PROBLEM REQUIREMENTS :: Can you copy out the data exactly? Leave the images out.
....
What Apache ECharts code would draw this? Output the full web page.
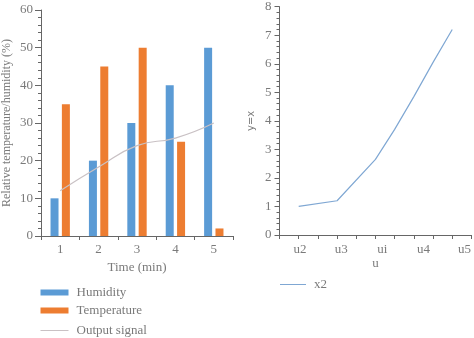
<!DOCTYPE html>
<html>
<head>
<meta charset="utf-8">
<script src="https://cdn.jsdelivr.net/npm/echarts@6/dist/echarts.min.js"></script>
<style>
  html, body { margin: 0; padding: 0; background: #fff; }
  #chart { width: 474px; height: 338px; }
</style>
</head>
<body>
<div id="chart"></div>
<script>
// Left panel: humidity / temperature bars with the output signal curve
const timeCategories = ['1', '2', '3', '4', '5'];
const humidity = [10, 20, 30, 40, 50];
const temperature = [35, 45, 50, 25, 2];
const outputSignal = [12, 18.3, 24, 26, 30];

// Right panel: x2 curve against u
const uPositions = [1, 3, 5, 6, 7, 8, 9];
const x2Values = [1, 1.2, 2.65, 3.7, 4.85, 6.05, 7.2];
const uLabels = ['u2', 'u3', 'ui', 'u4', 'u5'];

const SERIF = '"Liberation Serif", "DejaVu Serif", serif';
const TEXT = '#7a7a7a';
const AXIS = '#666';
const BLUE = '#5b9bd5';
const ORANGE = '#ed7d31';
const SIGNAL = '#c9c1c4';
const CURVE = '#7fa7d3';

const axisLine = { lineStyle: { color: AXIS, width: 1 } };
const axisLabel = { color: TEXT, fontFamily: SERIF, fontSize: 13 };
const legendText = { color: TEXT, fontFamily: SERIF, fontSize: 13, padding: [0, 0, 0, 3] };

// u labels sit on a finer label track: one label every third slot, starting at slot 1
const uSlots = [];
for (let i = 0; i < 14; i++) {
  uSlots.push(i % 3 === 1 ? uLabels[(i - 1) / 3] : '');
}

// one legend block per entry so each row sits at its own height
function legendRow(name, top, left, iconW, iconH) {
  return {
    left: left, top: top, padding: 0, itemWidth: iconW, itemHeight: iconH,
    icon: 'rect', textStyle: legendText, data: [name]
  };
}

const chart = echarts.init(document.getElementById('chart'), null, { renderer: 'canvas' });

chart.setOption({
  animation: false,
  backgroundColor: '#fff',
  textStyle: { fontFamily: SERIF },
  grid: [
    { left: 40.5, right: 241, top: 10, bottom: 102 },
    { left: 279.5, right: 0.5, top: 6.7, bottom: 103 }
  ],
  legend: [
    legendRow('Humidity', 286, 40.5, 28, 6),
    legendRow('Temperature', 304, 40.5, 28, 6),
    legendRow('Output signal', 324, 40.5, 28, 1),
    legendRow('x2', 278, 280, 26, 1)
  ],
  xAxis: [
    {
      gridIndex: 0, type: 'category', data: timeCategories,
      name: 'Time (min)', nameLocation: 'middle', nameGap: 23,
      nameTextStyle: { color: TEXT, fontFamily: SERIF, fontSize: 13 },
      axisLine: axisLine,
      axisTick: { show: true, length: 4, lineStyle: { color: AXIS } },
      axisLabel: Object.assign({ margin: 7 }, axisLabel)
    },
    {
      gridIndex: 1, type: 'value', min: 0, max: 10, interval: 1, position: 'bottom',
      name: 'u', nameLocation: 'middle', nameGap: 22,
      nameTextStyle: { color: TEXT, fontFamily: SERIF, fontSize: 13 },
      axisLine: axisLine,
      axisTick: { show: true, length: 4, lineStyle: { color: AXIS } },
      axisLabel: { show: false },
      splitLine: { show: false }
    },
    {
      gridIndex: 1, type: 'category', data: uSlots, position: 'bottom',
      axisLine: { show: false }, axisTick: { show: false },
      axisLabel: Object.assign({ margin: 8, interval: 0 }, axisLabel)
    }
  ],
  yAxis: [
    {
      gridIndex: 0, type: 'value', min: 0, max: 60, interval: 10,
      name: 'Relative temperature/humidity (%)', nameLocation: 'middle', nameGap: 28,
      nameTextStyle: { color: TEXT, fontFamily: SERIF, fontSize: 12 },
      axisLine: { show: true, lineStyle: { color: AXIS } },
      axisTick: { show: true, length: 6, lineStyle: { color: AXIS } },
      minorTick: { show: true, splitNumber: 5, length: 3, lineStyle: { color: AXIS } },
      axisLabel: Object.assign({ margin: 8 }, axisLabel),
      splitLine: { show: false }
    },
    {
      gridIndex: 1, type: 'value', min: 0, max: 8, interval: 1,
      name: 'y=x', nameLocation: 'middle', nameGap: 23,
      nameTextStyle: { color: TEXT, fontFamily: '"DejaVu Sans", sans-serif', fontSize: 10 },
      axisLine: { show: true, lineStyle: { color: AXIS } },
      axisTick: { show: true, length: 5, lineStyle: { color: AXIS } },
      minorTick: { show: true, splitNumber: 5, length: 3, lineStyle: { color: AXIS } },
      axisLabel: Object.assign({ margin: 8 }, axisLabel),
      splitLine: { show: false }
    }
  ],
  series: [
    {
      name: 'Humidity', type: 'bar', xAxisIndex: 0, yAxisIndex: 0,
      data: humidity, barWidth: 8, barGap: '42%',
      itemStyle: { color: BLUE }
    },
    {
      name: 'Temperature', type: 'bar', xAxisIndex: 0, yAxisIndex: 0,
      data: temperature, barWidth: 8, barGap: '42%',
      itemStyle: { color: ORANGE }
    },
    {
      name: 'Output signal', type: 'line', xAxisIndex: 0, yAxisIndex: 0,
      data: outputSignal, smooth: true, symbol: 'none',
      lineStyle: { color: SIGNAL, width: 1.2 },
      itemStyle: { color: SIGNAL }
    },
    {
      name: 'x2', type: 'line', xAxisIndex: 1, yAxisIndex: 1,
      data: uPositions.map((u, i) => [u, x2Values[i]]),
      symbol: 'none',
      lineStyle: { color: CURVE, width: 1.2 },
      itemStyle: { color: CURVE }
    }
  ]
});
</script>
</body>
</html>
....
RESULT OF THE TASK ::
What Apache ECharts code would draw this? Output the full web page.
<!DOCTYPE html>
<html>
<head>
<meta charset="utf-8">
<script src="https://cdn.jsdelivr.net/npm/echarts@6/dist/echarts.min.js"></script>
<style>
  html, body { margin: 0; padding: 0; background: #fff; }
  #chart { width: 474px; height: 338px; }
</style>
</head>
<body>
<div id="chart"></div>
<script>
// Left panel: humidity / temperature bars with the output signal curve
const timeCategories = ['1', '2', '3', '4', '5'];
const humidity = [10, 20, 30, 40, 50];
const temperature = [35, 45, 50, 25, 2];
const outputSignal = [12, 18.3, 24, 26, 30];

// Right panel: x2 curve against u
const uPositions = [1, 3, 5, 6, 7, 8, 9];
const x2Values = [1, 1.2, 2.65, 3.7, 4.85, 6.05, 7.2];
const uLabels = ['u2', 'u3', 'ui', 'u4', 'u5'];

const SERIF = '"Liberation Serif", "DejaVu Serif", serif';
const TEXT = '#7a7a7a';
const AXIS = '#666';
const BLUE = '#5b9bd5';
const ORANGE = '#ed7d31';
const SIGNAL = '#c9c1c4';
const CURVE = '#7fa7d3';

const axisLine = { lineStyle: { color: AXIS, width: 1 } };
const axisLabel = { color: TEXT, fontFamily: SERIF, fontSize: 13 };
const legendText = { color: TEXT, fontFamily: SERIF, fontSize: 13, padding: [0, 0, 0, 3] };

// u labels sit on a finer label track: one label every third slot, starting at slot 1
const uSlots = [];
for (let i = 0; i < 14; i++) {
  uSlots.push(i % 3 === 1 ? uLabels[(i - 1) / 3] : '');
}

// one legend block per entry so each row sits at its own height
function legendRow(name, top, left, iconW, iconH) {
  return {
    left: left, top: top, padding: 0, itemWidth: iconW, itemHeight: iconH,
    icon: 'rect', textStyle: legendText, data: [name]
  };
}

const chart = echarts.init(document.getElementById('chart'), null, { renderer: 'canvas' });

chart.setOption({
  animation: false,
  backgroundColor: '#fff',
  textStyle: { fontFamily: SERIF },
  grid: [
    { left: 40.5, right: 241, top: 10, bottom: 102 },
    { left: 279.5, right: 0.5, top: 6.7, bottom: 103 }
  ],
  legend: [
    legendRow('Humidity', 286, 40.5, 28, 6),
    legendRow('Temperature', 304, 40.5, 28, 6),
    legendRow('Output signal', 324, 40.5, 28, 1),
    legendRow('x2', 278, 280, 26, 1)
  ],
  xAxis: [
    {
      gridIndex: 0, type: 'category', data: timeCategories,
      name: 'Time (min)', nameLocation: 'middle', nameGap: 23,
      nameTextStyle: { color: TEXT, fontFamily: SERIF, fontSize: 13 },
      axisLine: axisLine,
      axisTick: { show: true, length: 4, lineStyle: { color: AXIS } },
      axisLabel: Object.assign({ margin: 7 }, axisLabel)
    },
    {
      gridIndex: 1, type: 'value', min: 0, max: 10, interval: 1, position: 'bottom',
      name: 'u', nameLocation: 'middle', nameGap: 22,
      nameTextStyle: { color: TEXT, fontFamily: SERIF, fontSize: 13 },
      axisLine: axisLine,
      axisTick: { show: true, length: 4, lineStyle: { color: AXIS } },
      axisLabel: { show: false },
      splitLine: { show: false }
    },
    {
      gridIndex: 1, type: 'category', data: uSlots, position: 'bottom',
      axisLine: { show: false }, axisTick: { show: false },
      axisLabel: Object.assign({ margin: 8, interval: 0 }, axisLabel)
    }
  ],
  yAxis: [
    {
      gridIndex: 0, type: 'value', min: 0, max: 60, interval: 10,
      name: 'Relative temperature/humidity (%)', nameLocation: 'middle', nameGap: 28,
      nameTextStyle: { color: TEXT, fontFamily: SERIF, fontSize: 12 },
      axisLine: { show: true, lineStyle: { color: AXIS } },
      axisTick: { show: true, length: 6, lineStyle: { color: AXIS } },
      minorTick: { show: true, splitNumber: 5, length: 3, lineStyle: { color: AXIS } },
      axisLabel: Object.assign({ margin: 8 }, axisLabel),
      splitLine: { show: false }
    },
    {
      gridIndex: 1, type: 'value', min: 0, max: 8, interval: 1,
      name: 'y=x', nameLocation: 'middle', nameGap: 23,
      nameTextStyle: { color: TEXT, fontFamily: '"DejaVu Sans", sans-serif', fontSize: 10 },
      axisLine: { show: true, lineStyle: { color: AXIS } },
      axisTick: { show: true, length: 5, lineStyle: { color: AXIS } },
      minorTick: { show: true, splitNumber: 5, length: 3, lineStyle: { color: AXIS } },
      axisLabel: Object.assign({ margin: 8 }, axisLabel),
      splitLine: { show: false }
    }
  ],
  series: [
    {
      name: 'Humidity', type: 'bar', xAxisIndex: 0, yAxisIndex: 0,
      data: humidity, barWidth: 8, barGap: '42%',
      itemStyle: { color: BLUE }
    },
    {
      name: 'Temperature', type: 'bar', xAxisIndex: 0, yAxisIndex: 0,
      data: temperature, barWidth: 8, barGap: '42%',
      itemStyle: { color: ORANGE }
    },
    {
      name: 'Output signal', type: 'line', xAxisIndex: 0, yAxisIndex: 0,
      data: outputSignal, smooth: true, symbol: 'none',
      lineStyle: { color: SIGNAL, width: 1.2 },
      itemStyle: { color: SIGNAL }
    },
    {
      name: 'x2', type: 'line', xAxisIndex: 1, yAxisIndex: 1,
      data: uPositions.map((u, i) => [u, x2Values[i]]),
      symbol: 'none',
      lineStyle: { color: CURVE, width: 1.2 },
      itemStyle: { color: CURVE }
    }
  ]
});
</script>
</body>
</html>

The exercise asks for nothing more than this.